まあ、こんな感じだったような。 一回通して読んだだけなので、多少違うかも、ですが。
さて、それでは読んだ感想なのですが……。 デスノートの感想は数えきれないくらいの方がブログ等で書いているので、正直、今更僕が書いたってなあ、と思うのですが一応。
まず一言、とてもおもしろかったです(←当たり障りのない言葉)。
マンガの質としてはかなり高い方だと思います。
話の内容と絵が非常にマッチしていて、キャラクターが生き生きとしています。人がよく死んだり、心理描写が多いので、もっと濃い目の漫画家を起用した方がよいのでは、と考える人がいるかもしれませんが、僕はこの漫画家さんがベストだと思います。絵の無機質さが主人公(ライト)とL(やライトと敵対する側)との心理戦の緊迫感をうまく引き出しています。
肝心のストーリーも、マンガとしては十分な構成を持っています。
ずるずると話を引きずらないで、終わるべく所で終わっている所も評価できます。人気があるからといって下手に延命させると徐々に作品の質が落ちていきますから。
と、褒めちぎりましたが、もちろん難点もあります。 というより、突っ込んだらキリがないほど「粗」はあります。 粗についても、数限りなくいろいろなブログ等で書かれているので、詳細は述べようとは思いません。 ただ、その粗を踏まえた上で、総体的には「よかった」と言える作品だと思います。
次に、作品を見て思ったことを書こうと思います。
このマンガでは作中、「キラの効果で犯罪発生率が激減した」という描写が何回か出てきます。主人公ライトの思惑通り、キラに殺されることを恐れて人々が犯罪を行うことが減ったのです。
僕がこの作品で一番考えさせられたのはこの部分でした。
僕は「もしキラという存在が現実にいたとしても犯罪発生率は殆ど変わらないだろうな」と思いました。

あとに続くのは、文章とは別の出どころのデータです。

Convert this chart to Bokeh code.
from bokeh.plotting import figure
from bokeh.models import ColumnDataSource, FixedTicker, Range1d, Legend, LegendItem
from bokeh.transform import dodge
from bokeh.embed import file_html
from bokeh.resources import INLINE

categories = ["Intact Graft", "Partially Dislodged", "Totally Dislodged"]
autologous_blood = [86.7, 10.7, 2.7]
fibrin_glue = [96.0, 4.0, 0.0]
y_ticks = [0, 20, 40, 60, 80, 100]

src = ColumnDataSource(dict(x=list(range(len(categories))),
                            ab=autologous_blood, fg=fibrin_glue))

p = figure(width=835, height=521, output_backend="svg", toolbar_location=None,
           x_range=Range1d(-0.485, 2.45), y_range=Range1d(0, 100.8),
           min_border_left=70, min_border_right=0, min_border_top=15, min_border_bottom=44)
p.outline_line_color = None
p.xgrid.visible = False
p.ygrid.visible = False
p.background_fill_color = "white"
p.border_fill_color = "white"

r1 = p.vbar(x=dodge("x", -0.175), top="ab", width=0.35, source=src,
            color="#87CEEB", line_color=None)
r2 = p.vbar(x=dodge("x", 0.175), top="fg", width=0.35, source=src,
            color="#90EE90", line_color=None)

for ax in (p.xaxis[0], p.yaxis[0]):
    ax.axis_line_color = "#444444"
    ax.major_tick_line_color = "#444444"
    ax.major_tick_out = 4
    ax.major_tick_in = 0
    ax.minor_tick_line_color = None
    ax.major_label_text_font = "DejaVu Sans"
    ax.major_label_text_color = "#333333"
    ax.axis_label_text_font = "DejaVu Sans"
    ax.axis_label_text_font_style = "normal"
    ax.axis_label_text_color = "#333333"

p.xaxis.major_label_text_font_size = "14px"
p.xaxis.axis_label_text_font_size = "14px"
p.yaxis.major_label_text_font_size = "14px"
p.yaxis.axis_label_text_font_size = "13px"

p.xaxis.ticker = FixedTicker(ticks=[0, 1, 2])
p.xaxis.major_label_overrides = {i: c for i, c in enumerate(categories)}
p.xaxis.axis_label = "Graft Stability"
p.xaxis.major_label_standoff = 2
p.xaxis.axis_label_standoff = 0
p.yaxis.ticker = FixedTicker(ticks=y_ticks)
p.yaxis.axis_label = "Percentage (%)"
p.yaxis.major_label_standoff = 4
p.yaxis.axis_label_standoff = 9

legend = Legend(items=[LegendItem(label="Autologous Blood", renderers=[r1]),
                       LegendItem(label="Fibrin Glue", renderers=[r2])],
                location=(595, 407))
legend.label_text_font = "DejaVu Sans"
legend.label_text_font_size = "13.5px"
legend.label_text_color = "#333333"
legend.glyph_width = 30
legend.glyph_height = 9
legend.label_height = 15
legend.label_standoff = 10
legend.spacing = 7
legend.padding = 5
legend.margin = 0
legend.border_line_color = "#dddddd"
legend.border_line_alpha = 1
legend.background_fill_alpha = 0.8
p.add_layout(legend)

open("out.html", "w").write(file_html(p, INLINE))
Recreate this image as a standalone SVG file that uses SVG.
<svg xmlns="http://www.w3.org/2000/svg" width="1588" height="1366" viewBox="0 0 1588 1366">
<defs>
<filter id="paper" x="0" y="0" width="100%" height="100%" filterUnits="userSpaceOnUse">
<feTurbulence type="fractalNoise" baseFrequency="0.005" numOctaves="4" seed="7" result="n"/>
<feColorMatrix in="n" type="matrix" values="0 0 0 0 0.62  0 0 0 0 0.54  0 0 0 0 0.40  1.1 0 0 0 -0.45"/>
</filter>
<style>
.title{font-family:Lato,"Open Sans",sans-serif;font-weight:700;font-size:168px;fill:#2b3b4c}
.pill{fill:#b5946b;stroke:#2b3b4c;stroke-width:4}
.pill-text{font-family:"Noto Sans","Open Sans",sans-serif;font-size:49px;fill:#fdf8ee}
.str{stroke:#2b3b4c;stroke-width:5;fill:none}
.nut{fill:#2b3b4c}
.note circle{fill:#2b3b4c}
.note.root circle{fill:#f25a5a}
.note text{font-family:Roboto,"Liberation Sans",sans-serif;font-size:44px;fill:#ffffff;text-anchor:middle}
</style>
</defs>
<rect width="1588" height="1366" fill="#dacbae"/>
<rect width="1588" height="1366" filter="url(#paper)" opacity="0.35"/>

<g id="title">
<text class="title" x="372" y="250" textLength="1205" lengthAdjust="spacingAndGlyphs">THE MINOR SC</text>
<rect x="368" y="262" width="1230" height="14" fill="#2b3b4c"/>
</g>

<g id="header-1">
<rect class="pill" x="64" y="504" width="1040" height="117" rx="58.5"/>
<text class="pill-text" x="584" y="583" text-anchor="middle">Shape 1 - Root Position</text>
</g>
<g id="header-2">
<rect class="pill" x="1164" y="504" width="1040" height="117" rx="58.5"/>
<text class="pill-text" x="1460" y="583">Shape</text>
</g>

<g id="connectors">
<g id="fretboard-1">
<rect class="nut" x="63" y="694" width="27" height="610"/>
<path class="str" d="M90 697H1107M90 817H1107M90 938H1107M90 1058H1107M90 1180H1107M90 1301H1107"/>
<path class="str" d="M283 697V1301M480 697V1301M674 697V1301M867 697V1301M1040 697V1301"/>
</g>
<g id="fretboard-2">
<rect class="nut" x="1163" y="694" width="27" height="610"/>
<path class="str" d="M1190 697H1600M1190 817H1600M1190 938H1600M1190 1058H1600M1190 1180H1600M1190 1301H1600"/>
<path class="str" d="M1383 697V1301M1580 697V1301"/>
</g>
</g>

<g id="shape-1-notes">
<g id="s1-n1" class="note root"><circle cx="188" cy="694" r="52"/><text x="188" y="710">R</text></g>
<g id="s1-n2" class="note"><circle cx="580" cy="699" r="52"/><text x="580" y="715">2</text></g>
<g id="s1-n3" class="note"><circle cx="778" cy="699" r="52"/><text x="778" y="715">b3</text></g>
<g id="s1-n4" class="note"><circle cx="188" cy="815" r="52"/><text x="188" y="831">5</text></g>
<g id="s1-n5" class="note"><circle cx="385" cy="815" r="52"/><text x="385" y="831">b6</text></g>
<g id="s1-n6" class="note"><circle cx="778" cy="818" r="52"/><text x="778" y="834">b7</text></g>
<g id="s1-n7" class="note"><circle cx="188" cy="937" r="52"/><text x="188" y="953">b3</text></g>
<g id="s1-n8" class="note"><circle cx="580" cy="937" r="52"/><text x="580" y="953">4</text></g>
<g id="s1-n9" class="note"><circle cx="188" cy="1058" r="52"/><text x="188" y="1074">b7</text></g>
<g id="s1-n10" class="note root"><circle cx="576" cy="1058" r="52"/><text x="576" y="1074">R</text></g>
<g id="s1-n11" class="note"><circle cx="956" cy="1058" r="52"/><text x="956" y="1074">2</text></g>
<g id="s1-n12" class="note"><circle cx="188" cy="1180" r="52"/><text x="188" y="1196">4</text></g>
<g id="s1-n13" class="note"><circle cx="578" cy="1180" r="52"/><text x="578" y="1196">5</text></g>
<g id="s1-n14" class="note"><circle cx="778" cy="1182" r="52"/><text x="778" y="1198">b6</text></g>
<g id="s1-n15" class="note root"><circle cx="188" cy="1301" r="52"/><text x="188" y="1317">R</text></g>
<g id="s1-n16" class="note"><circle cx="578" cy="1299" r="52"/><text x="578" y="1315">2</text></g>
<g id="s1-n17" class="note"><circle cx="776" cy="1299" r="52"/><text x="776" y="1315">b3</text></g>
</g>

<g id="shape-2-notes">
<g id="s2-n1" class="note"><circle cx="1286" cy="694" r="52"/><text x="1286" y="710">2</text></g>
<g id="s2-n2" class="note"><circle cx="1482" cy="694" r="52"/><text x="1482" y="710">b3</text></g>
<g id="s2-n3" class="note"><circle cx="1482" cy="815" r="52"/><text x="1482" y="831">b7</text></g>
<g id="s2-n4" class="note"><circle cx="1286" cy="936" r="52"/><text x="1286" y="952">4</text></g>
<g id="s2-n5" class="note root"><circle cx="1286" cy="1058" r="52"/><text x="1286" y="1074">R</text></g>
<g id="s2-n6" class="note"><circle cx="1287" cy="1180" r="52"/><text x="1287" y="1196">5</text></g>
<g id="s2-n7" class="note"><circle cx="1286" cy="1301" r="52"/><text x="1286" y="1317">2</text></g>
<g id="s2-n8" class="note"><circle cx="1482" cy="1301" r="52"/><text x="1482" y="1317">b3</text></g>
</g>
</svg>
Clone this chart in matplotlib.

なぜなら、犯罪は貧困や家庭環境などの社会的要因や性格などの人格的要因などが複雑に絡み合って半ば必然的に生まれるもので、キラという存在があったとしても、犯罪を起こす人間にとっては抑止力となりにくいからです。
また、もう一つ理由があります。それは、キラが行った行為(犯罪を犯した人間を死に追いやる)は、刑法の犯罪抑止力の延長線上にあるもので、決して目新しいものではないからです。極端に言えば、キラの行為は現行の刑罰をより厳しくしたもの(例えば、万引きでも死刑にするとか、そういうもの)でしかないのです。
また、キラがいたところで、戦争がなくなることはないでしょう。パレスチナとイスラエルの関係のように、歴史的にも感情的にももつれてしまった糸は、デスノートではときほぐすことはできません。
その考えは、僕を打ちのめします。「この世界には神はいない。救いがたいものだ」ということをあらためて認識させられます。
しかし、一方でこういうことも思うのです「この世界にデスノートはない。そんな便利な道具はない。だとすれば、一歩一歩人間は理想とする社会になるよう進んでいくしかない」それはポジティブで、正当な考え方です。
ライトのように、犯罪を減らそうと考えたとき、我々デスノートを持たない一般の人間は、犯罪が起こる背景を詳細に分析し、原因を捉え、それを踏まえた上での的確な防止策を練るしかないのです。
「デスノート」という作品は、僕にそんなことを考えさせてくれた、いいテキストでした。